I currently work at a top I-bank as a 2nd year analyst in one of the industry coverage teams. Given that transitioning directly into a megafund won't be easy (for anyone), what PE funds are considered to be the most reputable thereafter? I'm guessing it's a string of mid-market funds, but which ones? A top 10 list would be good but any advice is appreciated.
If the Tier 1 funds are all the megafunds listed above, then Tier 2 would be the top middle market players in the likes of Madison Dearborn, New Mountain, Berkshire Partners, Golden Gate Cap, etc. Depending on the coverage team you're in, you could also look at some of the more industry-specific PE shops like JC Flowers or SL Sumeru.
Exactly. Top niche players could almost be considered as a separate subset of Tier 1, if one defines tier status not primarily by fund size but rather by reputation. If you're interested in tech PE, for example, check out Silver Lake Partners. Or for media and entertainment, look at Providence Equity. Those are just two examples of highly-regarded niche PE shops.

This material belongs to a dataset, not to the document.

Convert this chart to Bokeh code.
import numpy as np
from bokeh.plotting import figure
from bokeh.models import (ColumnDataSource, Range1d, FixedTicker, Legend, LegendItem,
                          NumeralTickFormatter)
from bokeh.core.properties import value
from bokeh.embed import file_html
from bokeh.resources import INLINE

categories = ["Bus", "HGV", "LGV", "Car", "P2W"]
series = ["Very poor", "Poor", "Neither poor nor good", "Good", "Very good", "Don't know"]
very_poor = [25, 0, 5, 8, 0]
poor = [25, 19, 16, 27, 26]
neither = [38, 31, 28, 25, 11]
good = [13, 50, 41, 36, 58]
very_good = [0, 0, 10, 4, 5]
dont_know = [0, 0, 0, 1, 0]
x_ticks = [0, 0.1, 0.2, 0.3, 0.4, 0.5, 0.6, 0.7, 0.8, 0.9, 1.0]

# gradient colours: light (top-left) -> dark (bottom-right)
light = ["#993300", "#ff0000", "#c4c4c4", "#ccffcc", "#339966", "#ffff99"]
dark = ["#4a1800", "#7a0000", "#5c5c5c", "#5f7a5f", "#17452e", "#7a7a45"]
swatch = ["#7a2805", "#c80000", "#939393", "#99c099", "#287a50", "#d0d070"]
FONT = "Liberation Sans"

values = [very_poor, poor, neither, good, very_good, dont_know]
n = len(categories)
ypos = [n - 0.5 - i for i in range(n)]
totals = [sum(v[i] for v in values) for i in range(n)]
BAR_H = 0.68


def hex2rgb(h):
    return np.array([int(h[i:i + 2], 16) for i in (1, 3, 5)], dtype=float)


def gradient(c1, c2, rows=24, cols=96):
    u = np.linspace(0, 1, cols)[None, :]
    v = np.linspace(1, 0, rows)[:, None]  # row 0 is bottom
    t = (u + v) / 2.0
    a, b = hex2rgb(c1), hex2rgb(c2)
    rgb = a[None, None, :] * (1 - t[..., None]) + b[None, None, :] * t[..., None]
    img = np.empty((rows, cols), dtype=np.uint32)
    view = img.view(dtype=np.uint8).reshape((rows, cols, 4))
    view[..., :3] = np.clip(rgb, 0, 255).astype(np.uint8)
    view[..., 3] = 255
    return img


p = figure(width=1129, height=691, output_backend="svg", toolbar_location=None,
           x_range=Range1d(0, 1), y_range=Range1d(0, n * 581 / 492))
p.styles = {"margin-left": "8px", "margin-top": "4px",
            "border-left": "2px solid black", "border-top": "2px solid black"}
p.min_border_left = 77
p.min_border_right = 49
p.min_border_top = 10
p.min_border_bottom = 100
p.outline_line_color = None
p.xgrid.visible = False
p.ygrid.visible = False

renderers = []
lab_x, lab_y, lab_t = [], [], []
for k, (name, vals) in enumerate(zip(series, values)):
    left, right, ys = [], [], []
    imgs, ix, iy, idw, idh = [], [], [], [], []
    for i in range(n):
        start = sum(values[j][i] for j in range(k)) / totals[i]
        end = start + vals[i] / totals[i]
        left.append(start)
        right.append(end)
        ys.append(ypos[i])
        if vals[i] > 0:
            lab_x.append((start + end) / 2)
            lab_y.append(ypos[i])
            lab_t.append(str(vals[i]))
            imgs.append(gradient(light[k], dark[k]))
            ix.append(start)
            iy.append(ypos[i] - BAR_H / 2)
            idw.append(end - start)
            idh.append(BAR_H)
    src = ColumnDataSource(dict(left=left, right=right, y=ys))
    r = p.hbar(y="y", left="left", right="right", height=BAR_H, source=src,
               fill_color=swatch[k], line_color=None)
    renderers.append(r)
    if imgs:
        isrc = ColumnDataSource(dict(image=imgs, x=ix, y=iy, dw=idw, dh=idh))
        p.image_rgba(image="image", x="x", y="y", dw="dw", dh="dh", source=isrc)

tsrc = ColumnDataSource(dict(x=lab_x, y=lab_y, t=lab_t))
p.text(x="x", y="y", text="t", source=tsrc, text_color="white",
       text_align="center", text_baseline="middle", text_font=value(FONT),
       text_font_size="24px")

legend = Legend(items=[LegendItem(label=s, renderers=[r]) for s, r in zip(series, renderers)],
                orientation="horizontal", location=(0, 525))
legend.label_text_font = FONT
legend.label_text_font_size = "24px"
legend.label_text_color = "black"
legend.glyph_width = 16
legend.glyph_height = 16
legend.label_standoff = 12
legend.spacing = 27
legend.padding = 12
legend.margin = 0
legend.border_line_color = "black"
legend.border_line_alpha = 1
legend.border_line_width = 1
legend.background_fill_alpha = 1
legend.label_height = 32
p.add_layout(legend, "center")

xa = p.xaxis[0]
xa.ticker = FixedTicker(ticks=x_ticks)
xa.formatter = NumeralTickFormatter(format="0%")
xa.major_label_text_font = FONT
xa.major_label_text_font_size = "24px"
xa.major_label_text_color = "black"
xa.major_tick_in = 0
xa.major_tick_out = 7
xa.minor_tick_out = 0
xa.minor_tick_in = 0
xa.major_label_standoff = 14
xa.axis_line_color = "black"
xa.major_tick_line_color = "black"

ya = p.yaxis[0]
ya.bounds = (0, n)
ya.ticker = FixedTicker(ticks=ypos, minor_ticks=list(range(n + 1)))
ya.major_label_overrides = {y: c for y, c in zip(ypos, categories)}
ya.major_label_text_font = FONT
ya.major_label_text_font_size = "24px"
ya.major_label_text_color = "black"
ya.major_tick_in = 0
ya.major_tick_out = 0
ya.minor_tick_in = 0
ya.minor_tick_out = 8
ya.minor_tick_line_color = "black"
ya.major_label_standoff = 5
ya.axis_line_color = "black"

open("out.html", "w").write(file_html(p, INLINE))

not sure all tier 1 players / megafunds of circa 2007 will still be tier 1 / megafunds when the dust settles, and all that ranking stuff is a bit meaningless. high-flyers like bain are hemmoraging, and funds who looked top tier for a while like permira are going back to 3rd tier if they manage to survive at all. if mega-buyouts are gone for the next 10 years, who cares you have a 20B fund, we are all gonna be mid-market.

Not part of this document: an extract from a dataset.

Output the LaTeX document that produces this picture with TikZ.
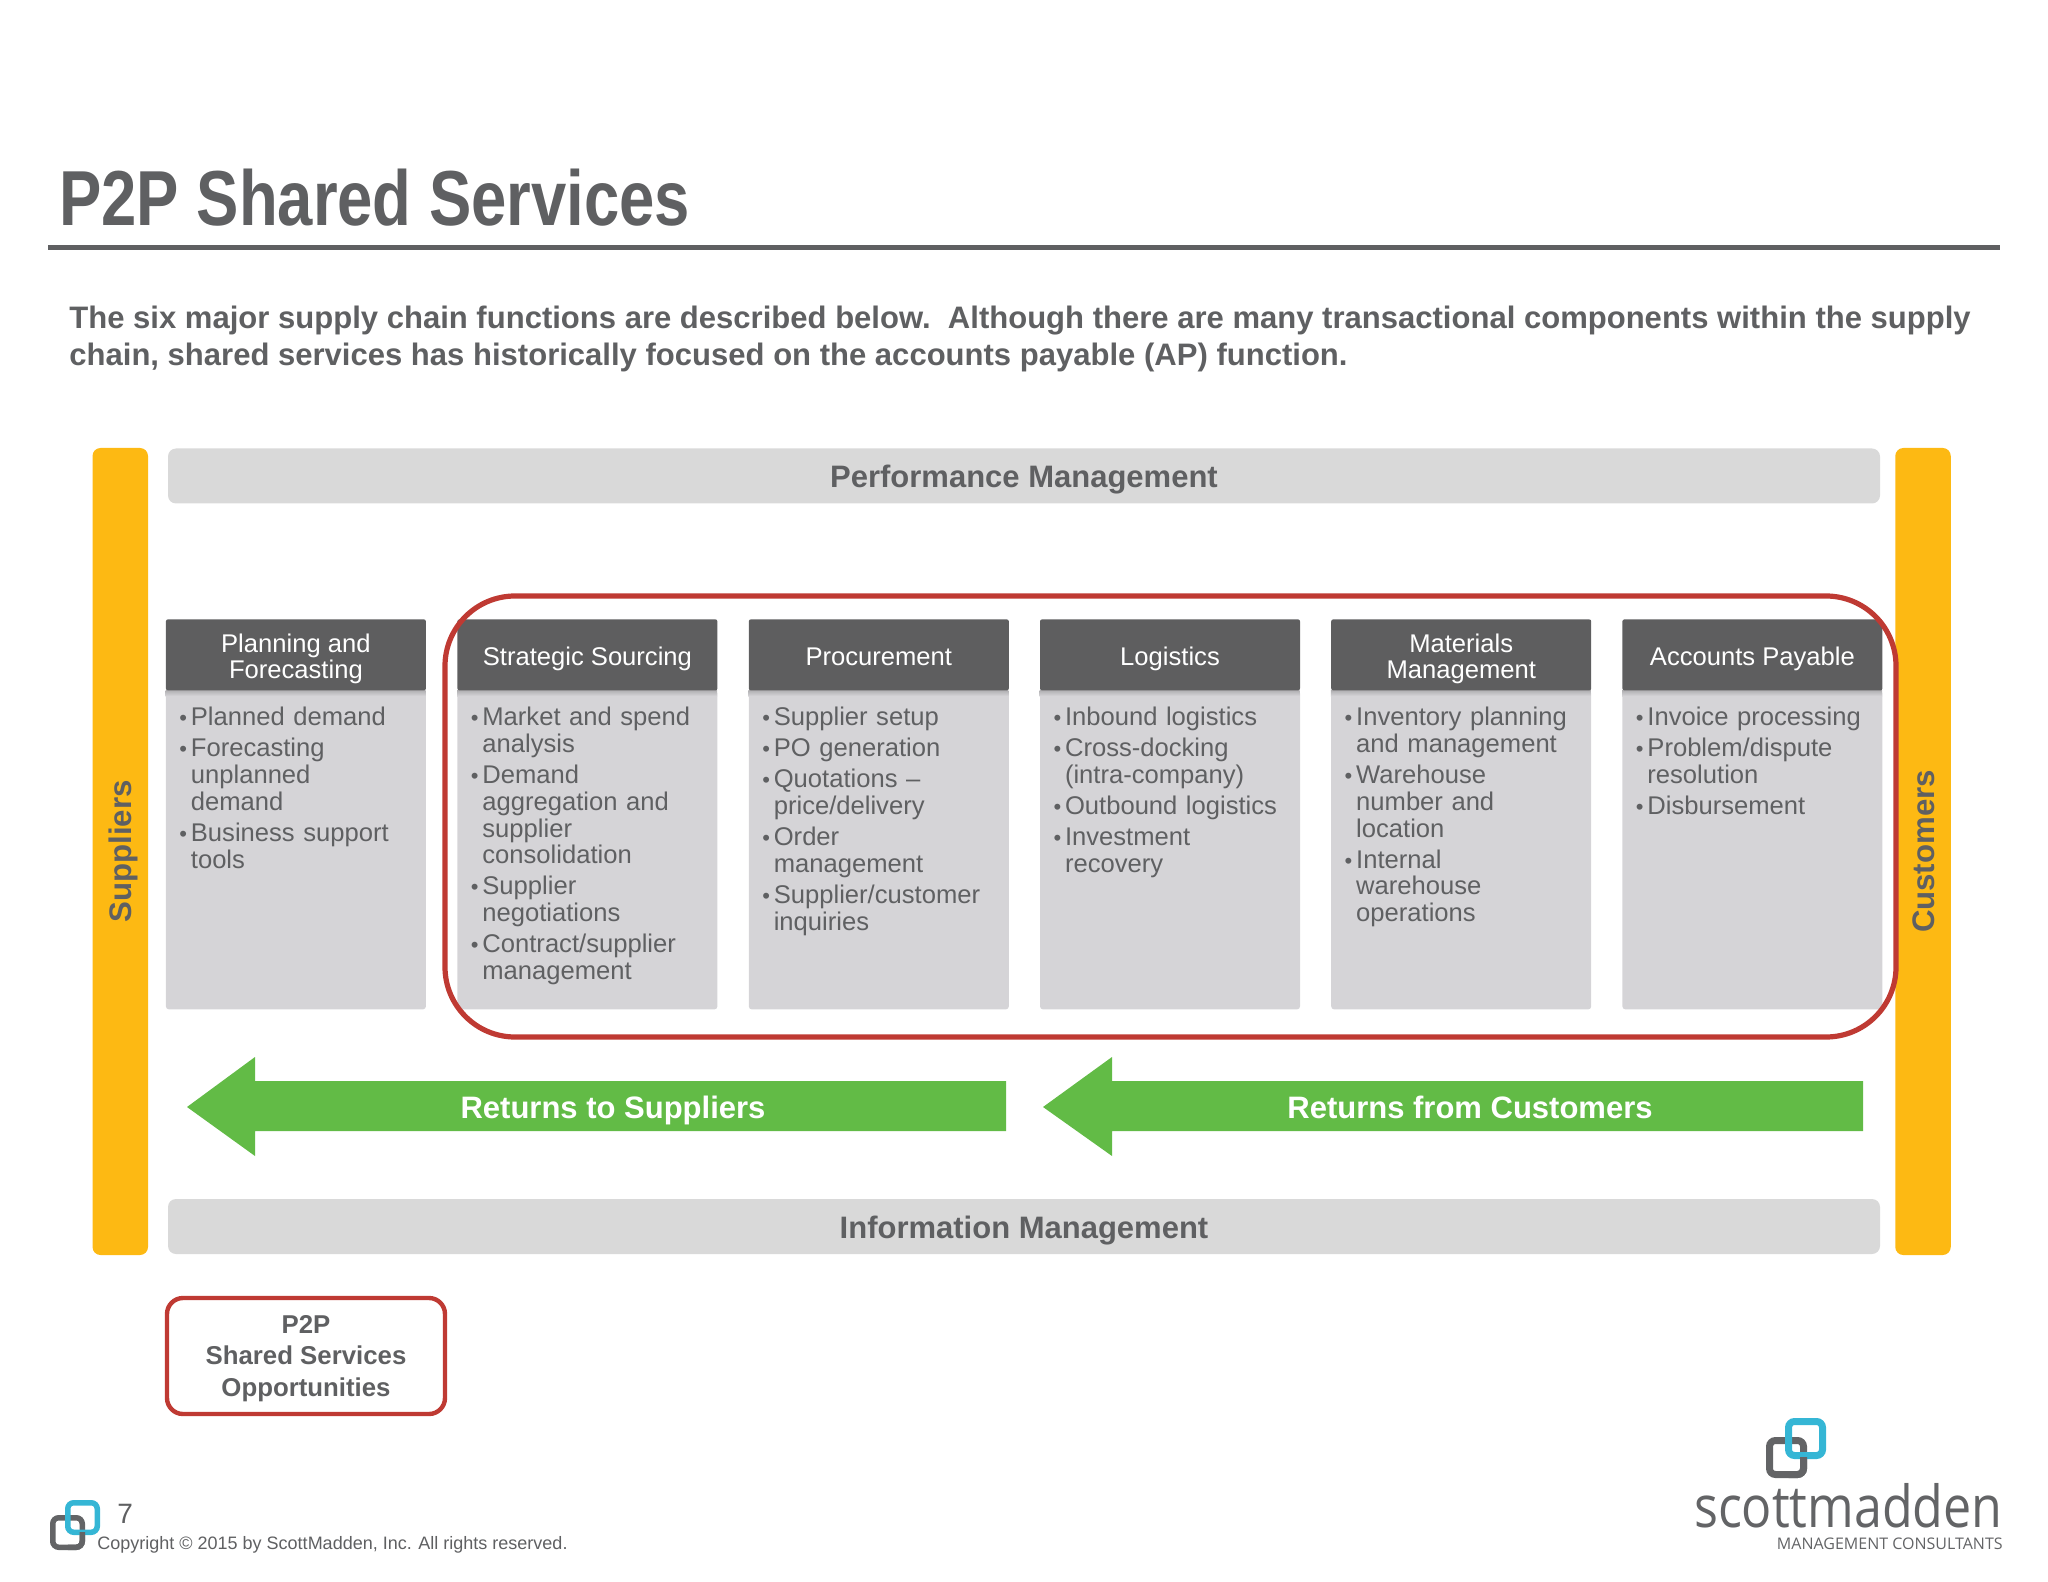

bottom line, do your individual DD rather than rely on rep. Not sure for instance how Silverlake, which was mentioned above by someone, will do given the whole "tech has matured and become less cyclical hence leverageable" thesis has been proven dead wrong and i think there is a chance tech buyouts will disappear for good...
This.
I would be careful to assume that top tier funds are the "ultimate career goal". There are lots of people that purposely move downstream from the megafunds (or avoid them altogether in the first place) to achieve a more healthy work/life balance. For many a 9-7, high-performing, $1B middle market firm is the ultimate career goal.
Agree with this 100%
Yea it is.
Completely agree. I'm starting a career-track this summer at a $1bn MM firm and I wouldn't give it up one second for a spot at the firms being named 1st/2nd tier in this thread. It feels excellent to know I'm not forced to do b-school if I perform well. Also feels good to know my work/life balance will improve.

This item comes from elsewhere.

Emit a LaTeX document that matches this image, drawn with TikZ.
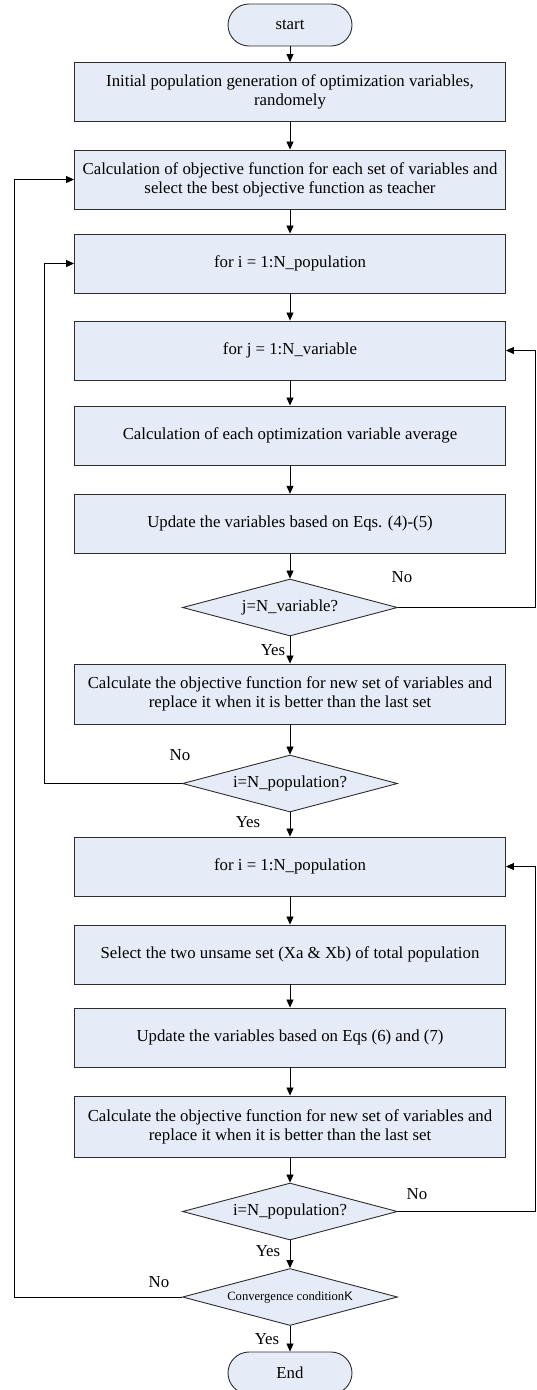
\documentclass[tikz,border=0pt]{standalone}
\usepackage{fontspec}
\setmainfont{Liberation Serif}
\newfontfamily\arialfont{Liberation Sans}
\usetikzlibrary{arrows.meta,shapes.geometric}
\definecolor{boxfill}{RGB}{230,236,247}
\definecolor{boxline}{RGB}{45,45,45}
\tikzset{
  x=1pt, y=-1pt,
  every node/.style={font=\fontsize{16.8}{19}\selectfont},
  procbox/.style={draw=boxline, fill=boxfill, line width=0.9pt, rectangle,
    minimum width=431pt, minimum height=#1, inner sep=0pt, align=center},
  procbox/.default=59pt,
  decision/.style={draw=boxline, fill=boxfill, line width=0.9pt, diamond, aspect=3.77,
    minimum width=215pt, minimum height=57pt, inner sep=0pt, align=center},
  terminal/.style={draw=boxline, fill=boxfill, line width=0.9pt, rectangle, rounded corners=21pt,
    minimum width=124pt, minimum height=42pt, inner sep=0pt},
  lbl/.style={inner sep=0pt},
  arr/.style={draw=black, line width=0.8pt, -{Triangle[length=8pt,width=7pt]}},
}
\begin{document}
\begin{tikzpicture}
\useasboundingbox (0,0) rectangle (536,1390);
\node[terminal] (start) at (290,25) {start};
\node[procbox=58.5pt] (b1) at (290,91.75) {Initial population generation of optimization variables,\\randomely};
\node[procbox] (b2) at (290,179.5) {Calculation of objective function for each set of variables and\\select the best objective function as teacher};
\node[procbox] (b3) at (290,263.5) {for i = 1:N\_population};
\node[procbox] (b4) at (290,350.5) {for j = 1:N\_variable};
\node[procbox] (b5) at (290,435.5) {Calculation of each optimization variable average};
\node[procbox] (b6) at (290,523.75) {Update the variables based on Eqs. (4)-(5)};
\node[decision] (d1) at (290,607.5) {j=N\_variable?};
\node[procbox=60pt] (b7) at (290,694) {Calculate the objective function for new set of variables and\\replace it when it is better than the last set};
\node[decision] (d2) at (290,783.5) {i=N\_population?};
\node[procbox] (b8) at (290,866.5) {for i = 1:N\_population};
\node[procbox] (b9) at (290,954.5) {Select the two unsame set (Xa \& Xb) of total population};
\node[procbox] (b10) at (290,1037.5) {Update the variables based on Eqs (6) and (7)};
\node[procbox=61pt] (b11) at (290,1126.5) {Calculate the objective function for new set of variables and\\replace it when it is better than the last set};
\node[decision] (d3) at (290,1211.5) {i=N\_population?};
\node[decision] (d4) at (290,1297) {\fontsize{12.6}{14}\selectfont Convergence condition{\arialfont K}};
\node[terminal] (end) at (290,1373) {End};

\coordinate (rx) at (535,0);
\coordinate (lx1) at (44,0);
\coordinate (lx2) at (14,0);

\draw[arr] (start) -- (b1);
\draw[arr] (b1) -- (b2);
\draw[arr] (b2) -- (b3);
\draw[arr] (b3) -- (b4);
\draw[arr] (b4) -- (b5);
\draw[arr] (b5) -- (b6);
\draw[arr] (b6) -- (d1);
\draw[arr] (d1) -- (b7);
\draw[arr] (b7) -- (d2);
\draw[arr] (d2) -- (b8);
\draw[arr] (b8) -- (b9);
\draw[arr] (b9) -- (b10);
\draw[arr] (b10) -- (b11);
\draw[arr] (b11) -- (d3);
\draw[arr] (d3) -- (d4);
\draw[arr] (d4) -- (end);

\draw[arr] (d1.east) -- (d1.east -| rx) |- (b4.east);
\draw[arr] (d2.west) -- (d2.west -| lx1) |- (b3.west);
\draw[arr] (d3.east) -- (d3.east -| rx) |- (b8.east);
\draw[arr] (d4.west) -- (d4.west -| lx2) |- (b2.west);

\node[lbl] (no1) at (402,577) {No};
\node[lbl] (yes1) at (273,650) {Yes};
\node[lbl] (no2) at (180,755) {No};
\node[lbl] (yes2) at (248,822) {Yes};
\node[lbl] (no3) at (417,1194) {No};
\node[lbl] (yes3) at (268,1251) {Yes};
\node[lbl] (no4) at (159,1282) {No};
\node[lbl] (yes4) at (267,1339) {Yes};
\end{tikzpicture}
\end{document}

Did you work at a BB prior to the transition? Coverage or product group?
would add a top niche player category to the list. also fast growing, top returning funds are likely to be better careers long term. you want to join the next KKR not be employee #500 at KKR.
Would add Marlin to the list of top niche / up and coming PE shops. they invest mostly in software/tech but also in services, industrials, consumer. Think of cross between Vista and Gores (several ex heads of Gores are at Marlin now). Understand Marlin has tier 1 returns and is growing very fast which is a major positive (look at AUM trajectory of last 5 funds). They also have a flexible mandate so they compete against top growth equity funds, midmarket funds, turnaround funds depending on the type of deal, but they are also competing against the big names e.g. Advent, KKR in the upper mid market. Will be interesting to see what happens - the next fund could be $3bn-$5bn if they continue to perform as historically. Based on their website, they're also attracting ex bankers from top firms/schools e.g. wharton, yale, / GS, MS, HL, etc. They also have a highly operational focus like Vista.
Bro, by several do you mean 1? One one dude on Marlin's investment professional team is from Gores...
Assuming you work less hours at a $1B MM firm versus the typical top-tier firm, how does compensation compare?